Что это должность архитрудная, о которой сами Брокгауз и Ефрон через полвека напишут:
«В качестве начальника исполнительной полиции в уездном городе Г. ведал все отрасли полиции безопасности и благосостояния; производил суд по маловажным полицейским проступкам и взыскания по бесспорным обязательствам; имел обязанности по делам казенным, по делам военного ведомства; одним словом, на Г. с подчиненными ему частными приставами и квартальными надзирателями возлагались все обязанности дореформенной исполнительной полиции, столь многочисленные и разнородные, что точное выполнение их фактически было невозможно».
Наконец – что все обвинения против Антона Антоновича голословны: если и подтверждаются, то не документами, а прослушкой, материалы которой откажется приобщить к делу даже Ляпкин-Тяпкин.

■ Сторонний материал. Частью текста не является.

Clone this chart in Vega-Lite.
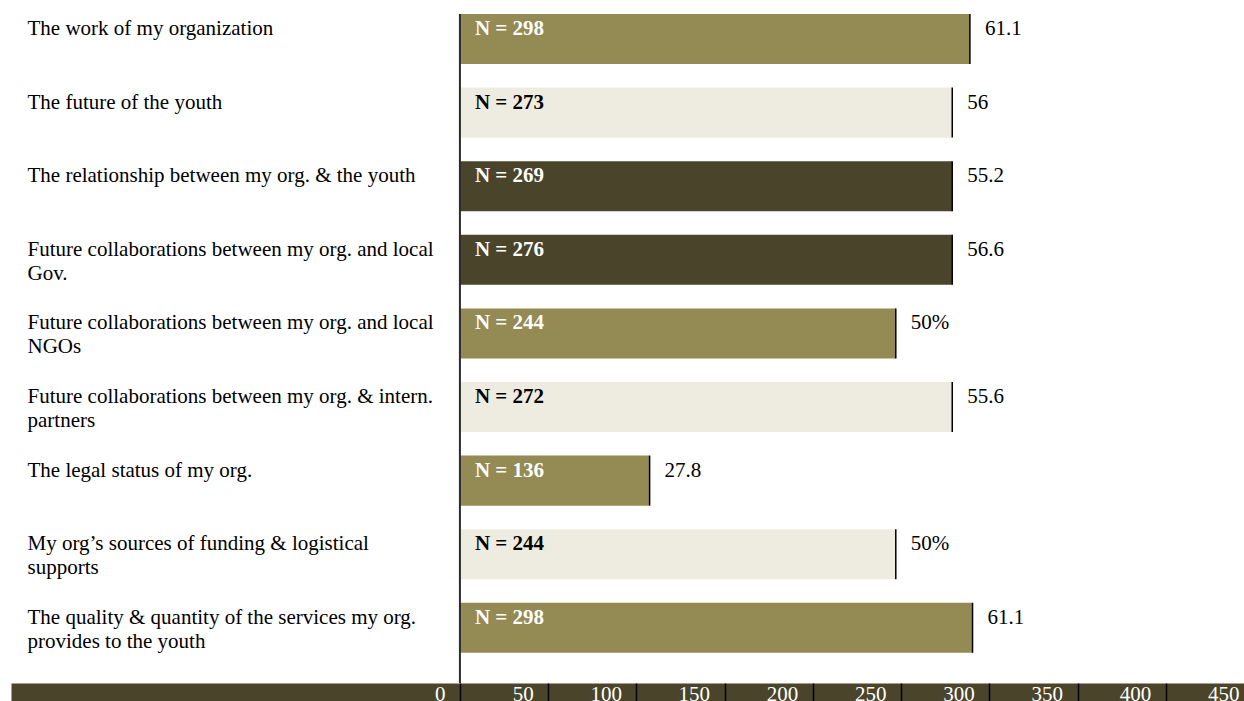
{
  "$schema": "https://vega.github.io/schema/vega-lite/v6.json",
  "width": 1243,
  "height": 669,
  "autosize": {"type": "none"},
  "padding": {"left": 11, "top": 14, "right": -10, "bottom": 18},
  "background": "white",
  "config": {"view": {"stroke": null}, "font": "Liberation Serif"},
  "data": {
    "values": [
      {"item": "The work of my organization", "tone": "mid", "n": 298, "nlabel": "N = 298", "length": 289, "pct": "61.1"},
      {"item": "The future of the youth", "tone": "light", "n": 273, "nlabel": "N = 273", "length": 279, "pct": "56"},
      {"item": "The relationship between my org. & the youth", "tone": "dark", "n": 269, "nlabel": "N = 269", "length": 279, "pct": "55.2"},
      {"item": "Future collaborations between my org. and local\nGov.", "tone": "dark", "n": 276, "nlabel": "N = 276", "length": 279, "pct": "56.6"},
      {"item": "Future collaborations between my org. and local\nNGOs", "tone": "mid", "n": 244, "nlabel": "N = 244", "length": 247, "pct": "50%"},
      {"item": "Future collaborations between my org. & intern.\npartners", "tone": "light", "n": 272, "nlabel": "N = 272", "length": 279, "pct": "55.6"},
      {"item": "The legal status of my org.", "tone": "mid", "n": 136, "nlabel": "N = 136", "length": 107.5, "pct": "27.8"},
      {"item": "My org’s sources of funding & logistical\nsupports", "tone": "light", "n": 244, "nlabel": "N = 244", "length": 247, "pct": "50%"},
      {"item": "The quality & quantity of the services my org.\nprovides to the youth", "tone": "mid", "n": 298, "nlabel": "N = 298", "length": 290.5, "pct": "61.1"}
    ]
  },
  "layer": [
    {
      "mark": {"type": "bar"},
      "encoding": {
        "y": {
          "field": "item", "type": "nominal", "sort": null,
          "scale": {"paddingInner": 0.32, "paddingOuter": 0.205, "align": 0, "round": false},
          "axis": {
            "title": null, "domain": false, "ticks": false, "tickSize": 0, "grid": false,
            "labelAlign": "left", "labelPadding": -16, "labelFont": "Liberation Serif",
            "labelFontSize": 21, "labelColor": "black", "labelBaseline": "alphabetic",
            "labelOffset": -4, "labelLineHeight": 24, "labelLimit": 600,
            "labelOverlap": false, "labelBound": false,
            "labelExpr": "split(datum.label, '\\n')"
          }
        },
        "x": {
          "field": "length", "type": "quantitative",
          "scale": {"domain": [-254.4, 450], "nice": false, "zero": false},
          "axis": {
            "orient": "bottom", "offset": 9, "title": null, "grid": false,
            "domain": true, "domainColor": "#4a452a", "domainWidth": 18, "domainCap": "butt",
            "ticks": false, "tickSize": 0, "labels": false,
            "values": [0, 50, 100, 150, 200, 250, 300, 350, 400, 450],
            "zindex": 1
          }
        },
        "color": {
          "field": "tone", "type": "nominal", "legend": null,
          "scale": {"domain": ["mid", "light", "dark"], "range": ["#948a54", "#eeece1", "#4a452a"]}
        }
      }
    },
    {
      "mark": {"type": "tick", "size": 50, "thickness": 1.5, "color": "black", "opacity": 1},
      "encoding": {
        "y": {"field": "item", "type": "nominal", "sort": null},
        "x": {
          "field": "length", "type": "quantitative",
          "axis": {
            "orient": "bottom", "offset": 0, "title": null, "grid": false,
            "domain": false, "ticks": true, "tickSize": 18,
            "tickColor": "black", "tickWidth": 1.5,
            "values": [0, 50, 100, 150, 200, 250, 300, 350, 400, 450],
            "labels": true,
            "labelColor": "white", "labelFont": "Liberation Serif", "labelFontSize": 21,
            "labelAlign": "right", "labelOffset": -15, "labelBaseline": "alphabetic",
            "labelPadding": -1, "labelOverlap": false, "labelBound": false, "labelFlush": false,
            "zindex": 2
          }
        }
      }
    },
    {
      "data": {"values": [{"zero": 0}]},
      "mark": {"type": "rule", "color": "#2b2b2b", "strokeWidth": 2},
      "encoding": {"x": {"field": "zero", "type": "quantitative", "axis": null}}
    },
    {
      "mark": {"type": "text", "align": "left", "baseline": "alphabetic", "dx": 15, "dy": -4, "fontSize": 21, "fontWeight": "bold", "font": "Liberation Serif"},
      "encoding": {
        "y": {"field": "item", "type": "nominal", "sort": null},
        "x": {"datum": 0, "type": "quantitative", "axis": null},
        "text": {"field": "nlabel"},
        "color": {"condition": {"test": "datum.tone === 'light'", "value": "black"}, "value": "white"}
      }
    },
    {
      "mark": {"type": "text", "align": "left", "baseline": "alphabetic", "dx": 15, "dy": -4, "fontSize": 21, "font": "Liberation Serif", "color": "black"},
      "encoding": {
        "y": {"field": "item", "type": "nominal", "sort": null},
        "x": {"field": "length", "type": "quantitative", "axis": null},
        "text": {"field": "pct"}
      }
    }
  ],
  "resolve": {"axis": {"x": "independent"}}
}
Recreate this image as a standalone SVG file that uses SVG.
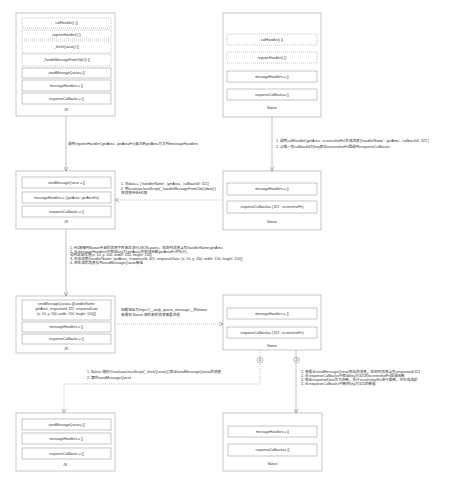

Все обвинения голословны, да и вины простительно тривиальны, за исключением одной. Городничему вменяется нарушение прав человека. В терминах эпохи – прав состояния.
Некой Ивановой. Унтер-офицерской жены.
Которую вся Россия и по сей день считает вдовой, хотя в комедии написано ясно.
В школьный канон вошел текст второй редакции, 1841 года. А в традицию – тот, что играли на премьере и долго еще после. В том, 1836 года, тексте Иванова не появлялась. Существовала как безымянная обиженная тень. В совести и страхе Городничего. Услыхав, что предполагаемый ревизор прожил в городе уже полторы недели, А. А. вскрикивал:
– Полторы недели! Что вы!
Поскольку все эти дела с откатами – поди разбери да поди докажи, а вот за унтер-офицершу точно по головке не погладят. У нее такие же права, как у мужа. А унтер Иванов вроде бы практически ничем не отличается от рядового, от нижнего чина, – ан нет, как раз практическое отличие есть, одно-единственное, но отнюдь не маловажное: от телесных наказаний он избавлен; как в законе сказано – изъят.
Городничий по небрежности, захлопотавшись, посягнул на святое: на деталь системы – системы привилегий снизу доверху – системы, крепящей вертикаль.
То-то он, прознав (а в первой редакции – только вообразив), что жалоба подана, и вбегает впопыхах, с воплем: «Ваше превосходительство! не погубите! не погубите!»
Вот и запомнилась публике унтер-офицерша. Как жертва явной, очевидной, беззаконной несправедливости. А вдовой сделалась – должно быть оттого, что вдову жальче. Но сострадание это было заочное. И во второй редакции сменилось презрительной насмешкой. Сама себя, дура, высекла: «Мне от своего счастья неча отказываться, а деньги бы мне теперь очень пригодились».